É possível haver crime sem punição? Uma das principais questões do romance é essa, mesmo que o criminoso acredite que o delito que ele cometeu é moralmente correto e mesmo que ele seja hábil suficiente para esconder todas as provas e não ser descoberto pelo crime que cometeu, ele ainda assim será castigado?
Crime e Castigo não é um livro sobre descobrir o assassino, afinal já sabemos quem ele é, na realidade, temos que entender o porquê de ele ser quem é, e esse sim é o cerne do que mantém a história em seu fluxo. Ao investir mais no “castigo” do que no crime, Dostoiévski abriu espaço para discussões sobre a ética humana e até que ponto somos capazes de esconder nossos desejos mais obscuros e imorais.
O romance então adquire um lado filosófico, de ensaio sobre a moral e sobre a relação do indivíduo com a sociedade que o cerca. A sociedade em questão no romance é uma Rússia extremamente moral e católica, czarista e aristocrática.
Outro aspecto é que Raskolnikov insiste ao longo de todo o romance que não se sente culpado pelo assassinato e que busca fugir do castigo, mesmo quando já se encontra na prisão. Porém, as suas ações e a sua perturbação, que só é acalmada depois da confissão, nos mostram o contrário.
Em última instância, nos parece que Raskolnikov busca o castigo desde o primeiro segundo após o crime, pois ele não se aproveita dos bens roubados e cai num estado de delírio.
Alimentando discussões legislativas, religiosas, sociais e morais desde que foi lançado, Crime e Castigo é um daqueles clássicos que quando lemos entendemos o porquê de esse livro ter a importância que tem.
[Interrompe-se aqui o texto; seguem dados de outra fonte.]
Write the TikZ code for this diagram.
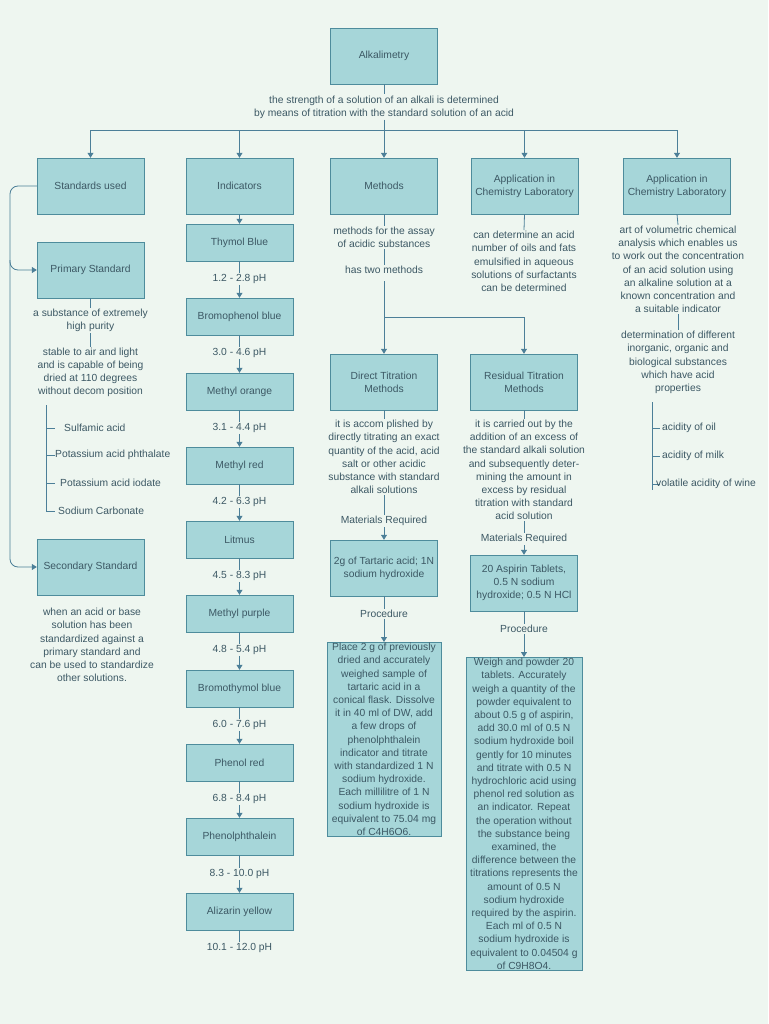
\documentclass[tikz,border=0pt]{standalone}
\usepackage{fontspec}
\setmainfont{Liberation Sans}
\usetikzlibrary{arrows.meta}
\definecolor{bg}{HTML}{EEF6F0}
\definecolor{boxfill}{HTML}{A6D6D9}
\definecolor{boxline}{HTML}{4E8C9C}
\definecolor{txt}{HTML}{3C5864}
\definecolor{ln}{HTML}{4C7F98}
\tikzset{
  box/.style={draw=boxline,fill=boxfill,minimum width=107pt,minimum height=56pt,inner sep=1pt,align=center,text=txt},
  ibox/.style={draw=boxline,fill=boxfill,minimum width=107pt,minimum height=37pt,inner sep=1pt,align=center,text=txt},
  tbox/.style={draw=boxline,fill=boxfill,inner sep=1pt,align=center,text=txt},
  lbl/.style={align=center,text=txt,inner sep=1pt},
  conn/.style={draw=ln,line width=0.8pt},
  arr/.style={conn,-{Triangle[width=6pt,length=5pt]}},
}
\begin{document}
\begin{tikzpicture}[x=1pt,y=-1pt,font=\fontsize{10.3}{13.2}\selectfont]
\fill[bg] (0,0) rectangle (768,1024);
\useasboundingbox (0,0) rectangle (768,1024);
% top
\node[box] (alk) at (384,56) {Alkalimetry};
\node[lbl] (def) at (384,107) {the strength of a solution of an alkali is determined\\by means of titration with the standard solution of an acid};
\node[box] (std) at (90.5,186) {Standards used};
\node[box] (ind) at (239.5,186) {Indicators};
\node[box] (met) at (384,186) {Methods};
\node[box] (ap1) at (524.5,186) {Application in\\Chemistry Laboratory};
\node[box] (ap2) at (677,186) {Application in\\Chemistry Laboratory};
\draw[conn] (alk.south) -- (def.north);
\coordinate (bus) at (384,130);
\draw[conn] (def.south) -- (bus);
\foreach \n in {std,ind,met,ap1,ap2}{
  \draw[arr] (bus) -| (\n.north);
}
% standards
\node[box] (pri) at (90.5,270) {Primary Standard};
\node[box] (sec) at (90.5,567) {Secondary Standard};
\draw[arr,rounded corners=8pt] (std.west) -- (10,186) -- (10,270) -- (pri.west);
\draw[arr,rounded corners=8pt] (10,260) -- (10,567) -- (sec.west);
\node[lbl] (p1) at (90.5,320.5) {a substance of extremely\\high purity};
\node[lbl] (p2) at (90.5,372.5) {stable to air and light\\and is capable of being\\dried at 110 degrees\\without decom position};
\draw[conn] (pri.south) -- (p1.north);
\draw[conn] (p1.south) -- (p2.north);
\draw[conn] (46,405) -- (46,512);
\foreach \y in {428,455,483,511}{
  \draw[conn] (46,\y) -- (55,\y);
}
\node[lbl,anchor=west] (s1) at (63,428) {Sulfamic acid};
\node[lbl,anchor=west] (s2) at (54,455) {Potassium acid phthalate};
\node[lbl,anchor=west] (s3) at (59,483) {Potassium acid iodate};
\node[lbl,anchor=west] (s4) at (57,511) {Sodium Carbonate};
\node[lbl] (sd) at (92,645) {when an acid or base\\solution has been\\standardized against a\\primary standard and\\can be used to standardize\\other solutions.};
% indicators
\node[ibox] (i1) at (239.5,242.5) {Thymol Blue};
\node[ibox] (i2) at (239.5,316.5) {Bromophenol blue};
\node[ibox] (i3) at (239.5,391.5) {Methyl orange};
\node[ibox] (i4) at (239.5,465.5) {Methyl red};
\node[ibox] (i5) at (239.5,539.5) {Litmus};
\node[ibox] (i6) at (239.5,613.5) {Methyl purple};
\node[ibox] (i7) at (239.5,688.5) {Bromothymol blue};
\node[ibox] (i8) at (239.5,762.5) {Phenol red};
\node[ibox] (i9) at (239.5,836.5) {Phenolphthalein};
\node[ibox] (i10) at (239.5,911.5) {Alizarin yellow};
\draw[arr] (ind.south) -- (i1.north);
\node[lbl] (h1) at (239.5,279) {1.2 - 2.8 pH};
\node[lbl] (h2) at (239.5,353) {3.0 - 4.6 pH};
\node[lbl] (h3) at (239.5,428) {3.1 - 4.4 pH};
\node[lbl] (h4) at (239.5,502) {4.2 - 6.3 pH};
\node[lbl] (h5) at (239.5,576) {4.5 - 8.3 pH};
\node[lbl] (h6) at (239.5,650) {4.8 - 5.4 pH};
\node[lbl] (h7) at (239.5,725) {6.0 - 7.6 pH};
\node[lbl] (h8) at (239.5,799) {6.8 - 8.4 pH};
\node[lbl] (h9) at (239.5,874) {8.3 - 10.0 pH};
\node[lbl] (h10) at (239.5,948) {10.1 - 12.0 pH};
\foreach \i in {1,...,10}{ \draw[conn] (i\i.south) -- (h\i.north); }
\foreach \i/\j in {1/2,2/3,3/4,4/5,5/6,6/7,7/8,8/9,9/10}{ \draw[arr] (h\i.south) -- (i\j.north); }
% methods
\node[lbl] (m1) at (384,237.5) {methods for the assay\\of acidic substances};
\node[lbl] (m2) at (384,270) {has two methods};
\draw[conn] (met.south) -- (m1.north);
\draw[conn] (m1.south) -- (m2.north);
\node[box] (dir) at (384,382) {Direct Titration\\Methods};
\node[box] (res) at (524,382) {Residual Titration\\Methods};
\coordinate (br) at (384,317);
\draw[arr] (384,281) -- (dir.north);
\draw[arr] (br) -| (res.north);
\node[lbl] (d1) at (384,457) {it is accom plished by\\directly titrating an exact\\quantity of the acid, acid\\salt or other acidic\\substance with standard\\alkali solutions};
\draw[conn] (dir.south) -- (d1.north);
\node[lbl] (d2) at (384,521) {Materials Required};
\draw[conn] (d1.south) -- (d2.north);
\node[box] (d3) at (384,568) {2g of Tartaric acid; 1N\\sodium hydroxide};
\draw[arr] (d2.south) -- (d3.north);
\node[lbl] (d4) at (384,614) {Procedure};
\draw[conn] (d3.south) -- (d4.north);
\node[tbox,anchor=north,minimum width=114pt] (d5) at (384,642) {Place 2 g of previously\\dried and accurately\\weighed sample of\\tartaric acid in a\\conical flask. Dissolve\\it in 40 ml of DW, add\\a few drops of\\phenolphthalein\\indicator and titrate\\with standardized 1 N\\sodium hydroxide.\\Each millilitre of 1 N\\sodium hydroxide is\\equivalent to 75.04 mg\\of C4H6O6.};
\draw[arr] (d4.south) -- (d5.north);
\node[lbl] (r1) at (524,470) {it is carried out by the\\addition of an excess of\\the standard alkali solution\\and subsequently deter-\\mining the amount in\\excess by residual\\titration with standard\\acid solution};
\draw[conn] (res.south) -- (r1.north);
\node[lbl] (r2) at (524,539) {Materials Required};
\draw[conn] (r1.south) -- (r2.north);
\node[box] (r3) at (524,583) {20 Aspirin Tablets,\\0.5 N sodium\\hydroxide; 0.5 N HCl};
\draw[arr] (r2.south) -- (r3.north);
\node[lbl] (r4) at (524,629) {Procedure};
\draw[conn] (r3.south) -- (r4.north);
\node[tbox,anchor=north,minimum width=116pt] (r5) at (524,657) {Weigh and powder 20\\tablets. Accurately\\weigh a quantity of the\\powder equivalent to\\about 0.5 g of aspirin,\\add 30.0 ml of 0.5 N\\sodium hydroxide boil\\gently for 10 minutes\\and titrate with 0.5 N\\hydrochloric acid using\\phenol red solution as\\an indicator. Repeat\\the operation without\\the substance being\\examined, the\\difference between the\\titrations represents the\\amount of 0.5 N\\sodium hydroxide\\required by the aspirin.\\Each ml of 0.5 N\\sodium hydroxide is\\equivalent to 0.04504 g\\of C9H8O4.};
\draw[arr] (r4.south) -- (r5.north);
% application 1
\node[lbl] (a1) at (524,261.5) {can determine an acid\\number of oils and fats\\emulsified in aqueous\\solutions of surfactants\\can be determined};
\draw[conn] (ap1.south) -- (a1.north);
% application 2
\node[lbl] (b1) at (678,269.5) {art of volumetric chemical\\analysis which enables us\\to work out the concentration\\of an acid solution using\\an alkaline solution at a\\known concentration and\\a suitable indicator};
\draw[conn] (ap2.south) -- (b1.north);
\node[lbl] (b2) at (678,362.5) {determination of different\\inorganic, organic and\\biological substances\\which have acid\\properties};
\draw[conn] (b1.south) -- (b2.north);
\draw[conn] (652,402) -- (652,490);
\foreach \y in {428,456,484}{ \draw[conn] (652,\y) -- (660,\y); }
\node[lbl,anchor=west] (c1) at (661,428) {acidity of oil};
\node[lbl,anchor=west] (c2) at (661,456) {acidity of milk};
\node[lbl,anchor=west] (c3) at (655,484) {volatile acidity of wine};
\end{tikzpicture}
\end{document}
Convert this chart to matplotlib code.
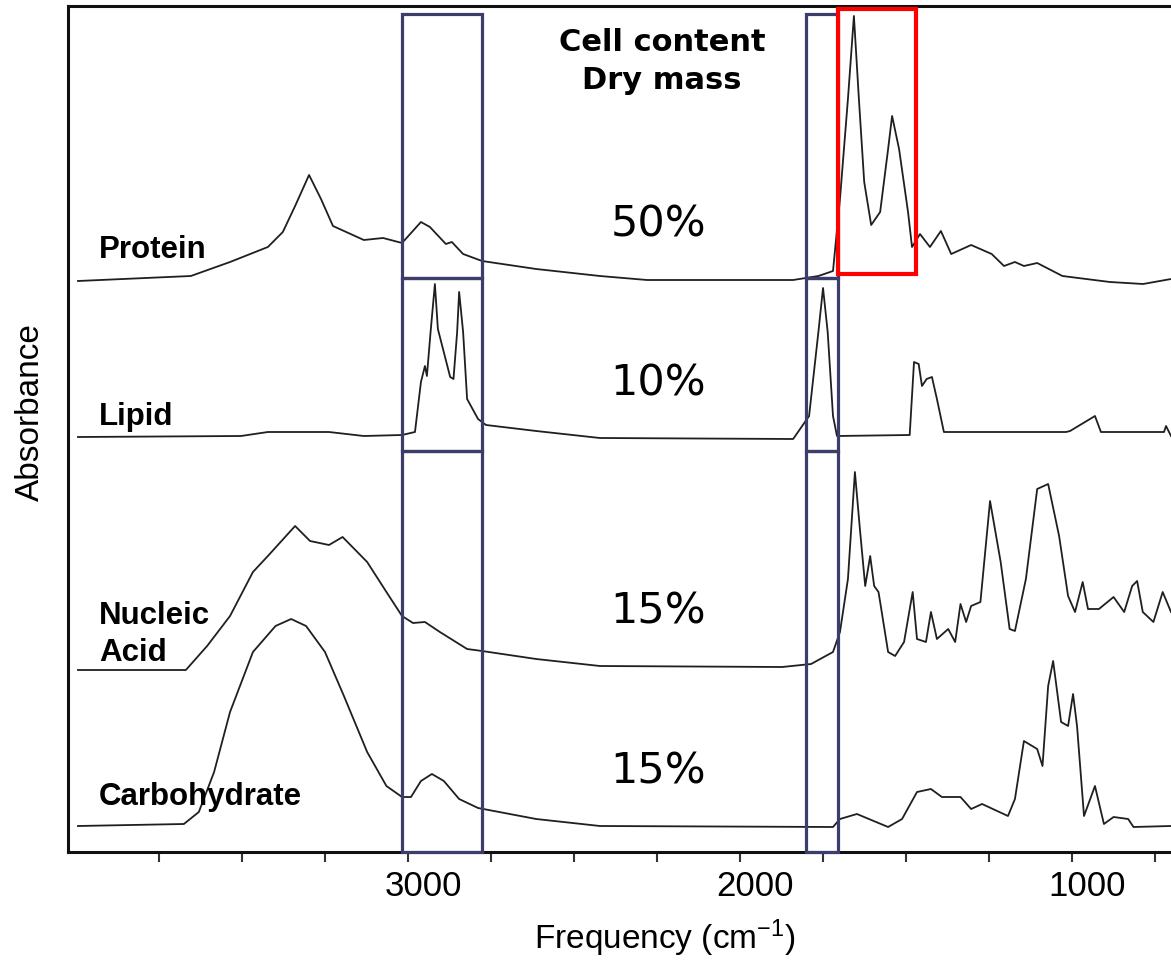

Muitos dos elementos que Dostoievski começou a compor em sua narrativa são utilizados até hoje, além de haver uma imersão diferente dentro da história da Rússia.
Se você gosta de tramas com jogos psicológicos e mentais, discussões morais, sociais e políticas, Crime e Castigo é excelente e rende uma boa dose de reflexões até para as mais firmes das nossas convicções éticas.